Question

Factor each difference of two squares.$$x^{10}-9$$

Answer

**step1** Understanding the Problem

The problem asks us to factor the expression $$x^{10}-9$$. This expression is a special type known as the "difference of two squares". This means it is formed by one perfect square term being subtracted from another perfect square term.

**step2** Identifying the First Square Term and its Base

We need to identify what was squared to get the first term, which is $$x^{10}$$. To find this, we look for an expression that, when multiplied by itself, results in $$x^{10}$$. We know that when multiplying terms with exponents, we add the exponents. So, $$x^5 \times x^5 = x^{(5+5)} = x^{10}$$. Therefore, the base of the first square is $$x^5$$. We can think of this as our 'A' in the difference of squares pattern.

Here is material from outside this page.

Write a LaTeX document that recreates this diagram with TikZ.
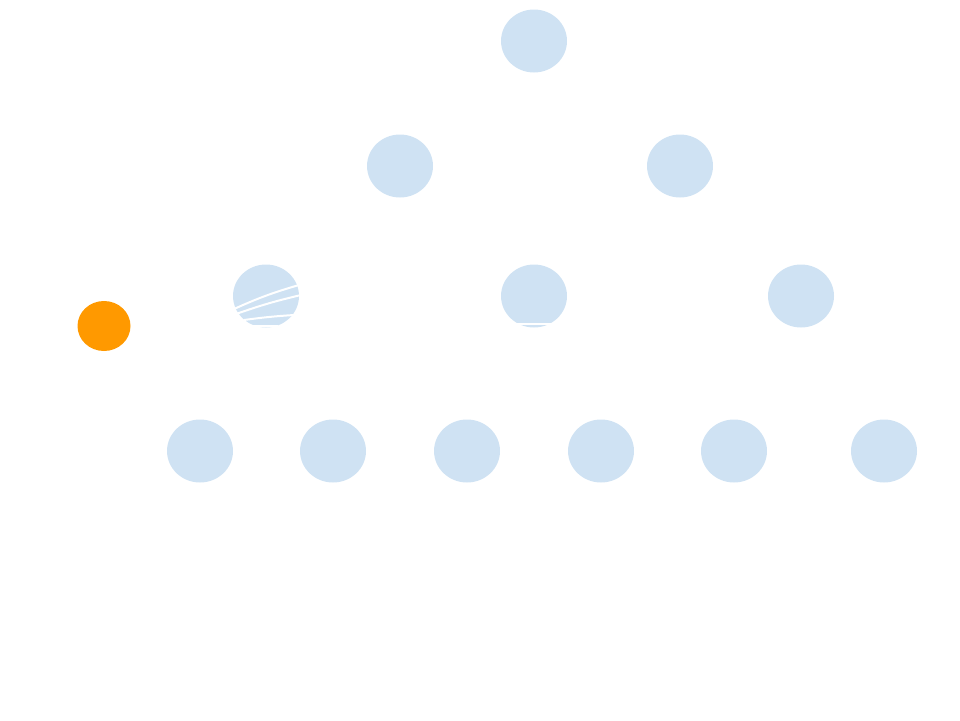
\documentclass[tikz,border=0pt]{standalone}
\definecolor{nodeblue}{RGB}{207, 226, 243}
\definecolor{leaforange}{RGB}{255, 153, 0}
\usepackage{tikz}
\usetikzlibrary{shapes.geometric, positioning, calc}

\begin{document}
\begin{tikzpicture}[x=1pt, y=-1pt,
  treenode/.style={ellipse, fill=nodeblue, draw=none, minimum width=66pt, minimum height=63pt, inner sep=0pt},
  hotnode/.style={ellipse, fill=leaforange, draw=none, minimum width=53pt, minimum height=50pt, inner sep=0pt},
  whiteline/.style={draw=white, line width=2pt}]
  \useasboundingbox (0,0) rectangle (960,720);

  % Top of the tree
  \node[treenode] (root) at (534, 41) {};

  % Second level
  \node[treenode] (midL) at (400, 166) {};
  \node[treenode] (midR) at (680, 166) {};

  % Third level
  \node[treenode] (lowL) at (266, 296) {};
  \node[treenode] (lowM) at (534, 296) {};
  \node[treenode] (lowR) at (801, 296) {};

  % Bottom row
  \node[treenode] (leafA) at (200, 451) {};
  \node[treenode] (leafB) at (333, 451) {};
  \node[treenode] (leafC) at (467, 451) {};
  \node[treenode] (leafD) at (601, 451) {};
  \node[treenode] (leafE) at (734, 451) {};
  \node[treenode] (leafF) at (884, 451) {};

  % Highlighted node
  \node[hotnode] (hot) at (104, 326) {};

  % White strokes over the nodes
  \coordinate (sA1) at (234, 309);
  \coordinate (sA2) at (299, 285);
  \coordinate (sB1) at (236, 314);
  \coordinate (sB2) at (301, 295);
  \coordinate (sC1) at (244, 320);
  \coordinate (sC2) at (294, 315);
  \coordinate (sD1) at (252, 326);
  \coordinate (sD2) at (278, 326);
  \coordinate (sM1) at (512, 324);
  \coordinate (sM2) at (556, 324);

  \draw[whiteline] (sA1) to[bend left=4] (sA2);
  \draw[whiteline] (sB1) to[bend left=3] (sB2);
  \draw[whiteline] (sC1) to[bend left=2] (sC2);
  \draw[whiteline] (sD1) -- (sD2);
  \draw[whiteline] (sM1) -- (sM2);
\end{tikzpicture}
\end{document}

**step3** Identifying the Second Square Term and its Base

Next, we need to identify what was squared to get the second term, which is 9. To find this, we look for a number that, when multiplied by itself, results in 9. We know that $$3 \times 3 = 9$$. Therefore, the base of the second square is 3. We can think of this as our 'B' in the difference of squares pattern.

**step4** Applying the Difference of Squares Pattern

The general pattern for factoring a difference of two squares states that if we have a form like $$(A \times A) - (B \times B)$$ (or $$A^2 - B^2$$), it can be factored into $$(A - B)(A + B)$$. This means we create two sets of parentheses: in the first set, we subtract the bases, and in the second set, we add the bases.

**step5** Factoring the Expression

Now, we substitute the bases we found into the difference of squares pattern. Our 'A' is $$x^5$$ and our 'B' is 3.
So, following the pattern $$(A - B)(A + B)$$, we replace A with $$x^5$$ and B with 3.
This gives us the factored expression: $$(x^5 - 3)(x^5 + 3)$$.